(Invited) Carbon Dioxide As a Sustainable One-Carbon Precursor in Electrochemical Synthesis

Abstract

Carbon dioxide is an abundant and under-utilized feedstock in synthetic chemistry. At present, the most common one-carbon (C1) precursor is methane, which is converted to syngas via steam methane reforming under harsh conditions, for use in the synthesis of diverse chemicals, including acids, alcohols, and hydrocarbons. One strategy for developing a carbon-negative path for chemical synthesis is to replace steam methane reforming with carbon dioxide reduction to carbon monoxide, along with hydrogen evolution. These reactions can be conduced in a modular fashion through electrochemical routes powered by renewable electricity. I will present methods by which highly-dispersed metal phthalocyanine catalysts heterogenized on carbon paper supports can achieve high turnover frequencies for converting carbon dioxide to carbon monoxide at room temperature.

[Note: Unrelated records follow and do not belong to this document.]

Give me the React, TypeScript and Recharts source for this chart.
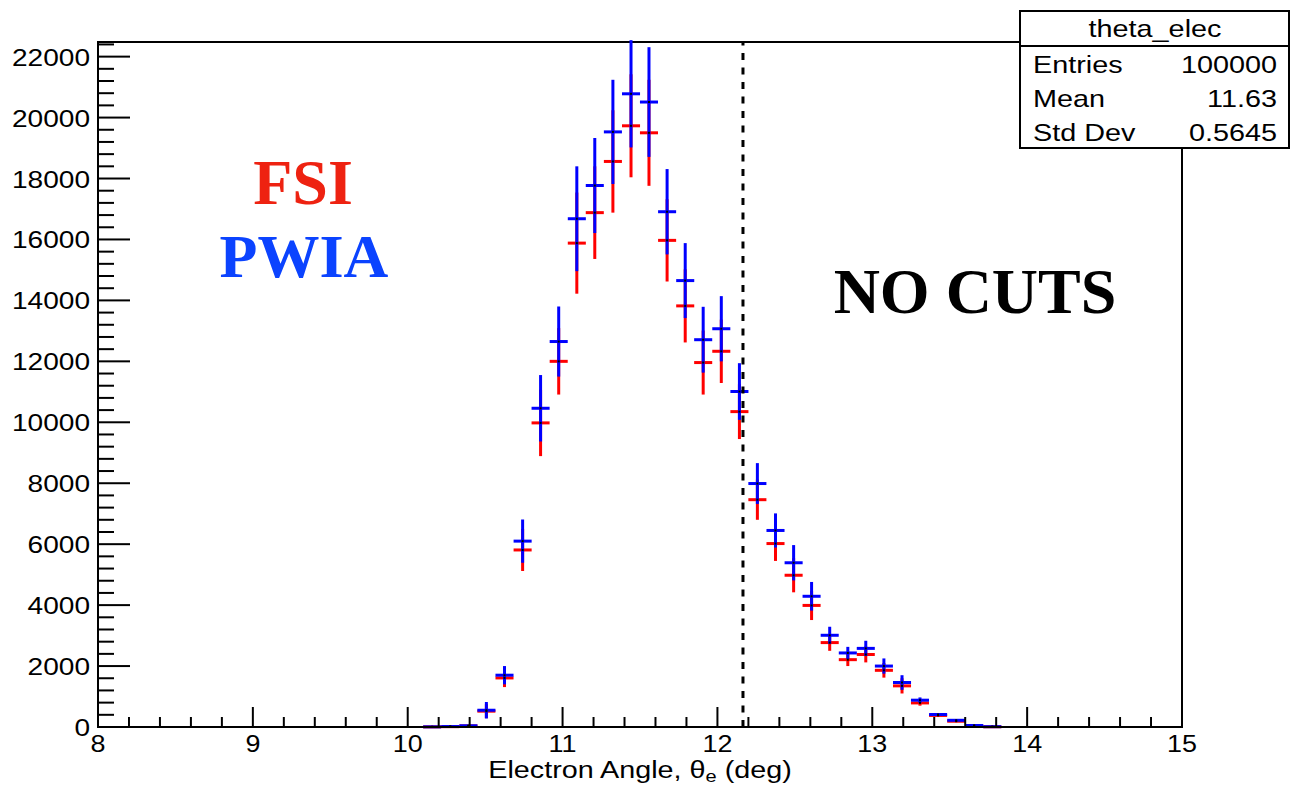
import React from "react";
import {
  ComposedChart,
  Scatter,
  ErrorBar,
  XAxis,
  YAxis,
  ReferenceLine,
  ReferenceArea,
} from "recharts";

// bin centres of the filled bins (60 bins between 8 and 15 deg)
const binCenters = [
  10.158, 10.275, 10.392, 10.508, 10.625, 10.742, 10.858, 10.975, 11.092, 11.208,
  11.325, 11.442, 11.558, 11.675, 11.792, 11.908, 12.025, 12.142, 12.258, 12.375,
  12.492, 12.608, 12.725, 12.842, 12.958, 13.075, 13.192, 13.308, 13.425, 13.542,
  13.658, 13.775,
];
const binHalfWidth = 0.0583;

const pwiaCounts = [
  5, 15, 40, 550, 1700, 6100, 10460, 12650, 16680, 17770, 19530, 20780, 20510, 16910,
  14650, 12710, 13070, 11010, 7990, 6450, 5390, 4290, 3010, 2430, 2580, 2000, 1460,
  880, 410, 220, 50, 10,
];
const pwiaErrors = [
  0, 0, 0, 270, 300, 710, 1090, 1150, 1720, 1560, 1710, 1760, 1800, 1400, 1230, 1080,
  1070, 930, 670, 560, 580, 470, 280, 200, 250, 250, 240, 90, 40, 20, 0, 0,
];
const fsiCounts = [
  4, 12, 35, 520, 1610, 5810, 9980, 12000, 15880, 16880, 18560, 19730, 19500, 15970,
  13820, 11960, 12330, 10350, 7460, 6020, 4980, 3990, 2770, 2210, 2380, 1860, 1350,
  790, 380, 190, 40, 8,
];
const fsiErrors = [
  0, 0, 0, 230, 300, 690, 1090, 1090, 1660, 1520, 1680, 1690, 1740, 1350, 1200, 1050,
  1040, 900, 660, 570, 560, 480, 270, 210, 260, 240, 250, 90, 40, 20, 0, 0,
];

const cutValue = 12.165;
const xMajorTicks = [8, 9, 10, 11, 12, 13, 14, 15];
const yMajorTicks = [0, 2000, 4000, 6000, 8000, 10000, 12000, 14000, 16000, 18000, 20000, 22000];
const yMax = 22480;

const stats = [
  { label: "Entries", value: "100000" },
  { label: "Mean", value: "11.63" },
  { label: "Std Dev", value: "0.5645" },
];

// minor ticks: 5 per x division, 5 per y division
const xTicks: number[] = [];
for (let i = 0; i <= 35; i++) xTicks.push(Math.round((8 + i * 0.2) * 10) / 10);
const yTicks: number[] = [];
for (let i = 0; i <= 56; i++) yTicks.push(i * 400);

const pwiaData = binCenters.map((x, i) => ({ x, y: pwiaCounts[i], ey: pwiaErrors[i], ex: binHalfWidth }));
const fsiData = binCenters.map((x, i) => ({ x, y: fsiCounts[i], ey: fsiErrors[i], ex: binHalfWidth }));

const SANS = "'Liberation Sans', Arial, Helvetica, sans-serif";
const SERIF = "'Liberation Serif', 'Times New Roman', serif";

const XTick = (props: any) => {
  const { x, y, payload } = props;
  const v = payload.value;
  const major = xMajorTicks.includes(v);
  return (
    <g>
      <line x1={x} x2={x} y1={y} y2={y - (major ? 20 : 10)} stroke="#000" strokeWidth={2} />
      {major && (
        <text transform={`translate(${x},${y + 25}) scale(1.17,1)`} textAnchor="middle" fontSize={23} fontFamily={SANS} fill="#000">
          {v}
        </text>
      )}
    </g>
  );
};

const YTick = (props: any) => {
  const { x, y, payload } = props;
  const v = payload.value;
  const major = yMajorTicks.includes(v);
  return (
    <g>
      <line x1={x} x2={x + (major ? 32 : 16)} y1={y} y2={y} stroke="#000" strokeWidth={2} />
      {major && (
        <text transform={`translate(${x - 8},${y + 9}) scale(1.17,1)`} textAnchor="end" fontSize={24} fontFamily={SANS} fill="#000">
          {v}
        </text>
      )}
    </g>
  );
};

const dot = (props: any) => <rect x={props.cx - 1} y={props.cy - 1} width={2} height={2} fill="#000" />;

export default function App() {
  return (
    <div style={{ position: "absolute", left: 0, top: 0, width: 1291, height: 789, background: "#fff" }}>
      <ComposedChart width={1291} height={789} margin={{ top: 42, right: 109, bottom: 0, left: 0 }}>
        <XAxis
          type="number"
          dataKey="x"
          domain={[8, 15]}
          ticks={xTicks}
          interval={0}
          allowDataOverflow
          height={62}
          tickSize={0}
          tickMargin={0}
          tickLine={false}
          tick={<XTick />}
          axisLine={{ stroke: "#000", strokeWidth: 2 }}
        />
        <YAxis
          type="number"
          dataKey="y"
          domain={[0, yMax]}
          ticks={yTicks}
          interval={0}
          allowDataOverflow
          width={98}
          tickSize={0}
          tickMargin={0}
          tickLine={false}
          tick={<YTick />}
          axisLine={{ stroke: "#000", strokeWidth: 2 }}
        />
        <ReferenceArea x1={8} x2={15} y1={0} y2={yMax} fill="none" stroke="#000" strokeWidth={2} />
        <Scatter data={fsiData} shape={dot} isAnimationActive={false}>
          <ErrorBar dataKey="ey" direction="y" width={0} stroke="#ff0000" strokeWidth={3} />
          <ErrorBar dataKey="ex" direction="x" width={0} stroke="#ff0000" strokeWidth={3} />
        </Scatter>
        <Scatter data={pwiaData} shape={dot} isAnimationActive={false}>
          <ErrorBar dataKey="ey" direction="y" width={0} stroke="#0000ff" strokeWidth={3} />
          <ErrorBar dataKey="ex" direction="x" width={0} stroke="#0000ff" strokeWidth={3} />
        </Scatter>
        <ReferenceLine x={cutValue} stroke="#000" strokeWidth={3} strokeDasharray="7 7.5" />
      </ComposedChart>
      <svg width={1291} height={789} style={{ position: "absolute", left: 0, top: 0, pointerEvents: "none" }}>
        <text x={303} y={204} textAnchor="middle" fontSize={64} fontWeight="bold" fontFamily={SERIF} fill="#ee2211">
          FSI
        </text>
        <text x={304} y={277} textAnchor="middle" fontSize={62} fontWeight="bold" fontFamily={SERIF} fill="#0b43ff">
          PWIA
        </text>
        <text x={975} y={313} textAnchor="middle" fontSize={64} fontWeight="bold" fontFamily={SERIF} fill="#000">
          NO CUTS
        </text>
        <text transform="translate(640,778) scale(1.25,1)" textAnchor="middle" fontSize={23} fontFamily={SANS} fill="#000">
          Electron Angle, θ<tspan fontSize={16} dy={4}>e</tspan>
          <tspan dy={-4}> (deg)</tspan>
        </text>
        <rect x={1020} y={11} width={269} height={137} fill="#fff" stroke="#000" strokeWidth={2} />
        <line x1={1020} x2={1289} y1={46} y2={46} stroke="#000" strokeWidth={2} />
        <text transform="translate(1155,37) scale(1.2,1)" textAnchor="middle" fontSize={24} fontFamily={SANS} fill="#000">
          theta_elec
        </text>
        {stats.map((s, i) => (
          <g key={s.label}>
            <text transform={`translate(1033,${73 + i * 34}) scale(1.2,1)`} fontSize={24} fontFamily={SANS} fill="#000">
              {s.label}
            </text>
            <text transform={`translate(1277,${73 + i * 34}) scale(1.2,1)`} textAnchor="end" fontSize={24} fontFamily={SANS} fill="#000">
              {s.value}
            </text>
          </g>
        ))}
      </svg>
    </div>
  );
}
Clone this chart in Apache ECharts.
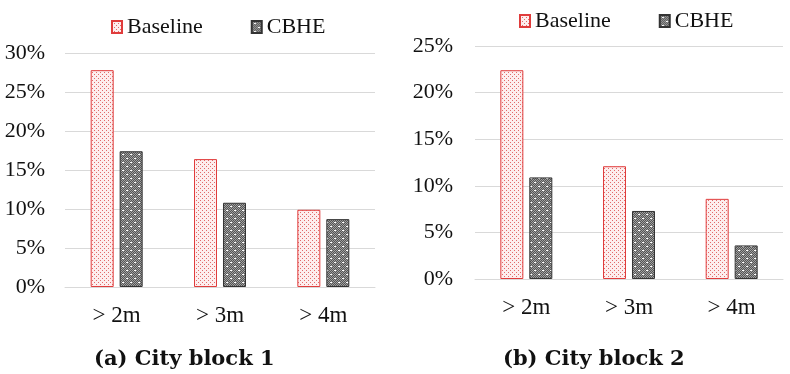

A second strategy for utilizing CO2 as a C1 precursor involves direct carboxylation of intermediates in organic synthesis, circumventing the need to produce syngas as an intermediate. Our group has shown sustainable routes whereby carbon-halogen and carbon-nitrogen bonds can be carboxylated and elucidated the mechanism by which this transformation occurs. These methods will be discussed in the context of the diverse scales at which decarbonization of the chemical industry needs to occur to secure a sustainable paradigm for producing critical chemicals and materials.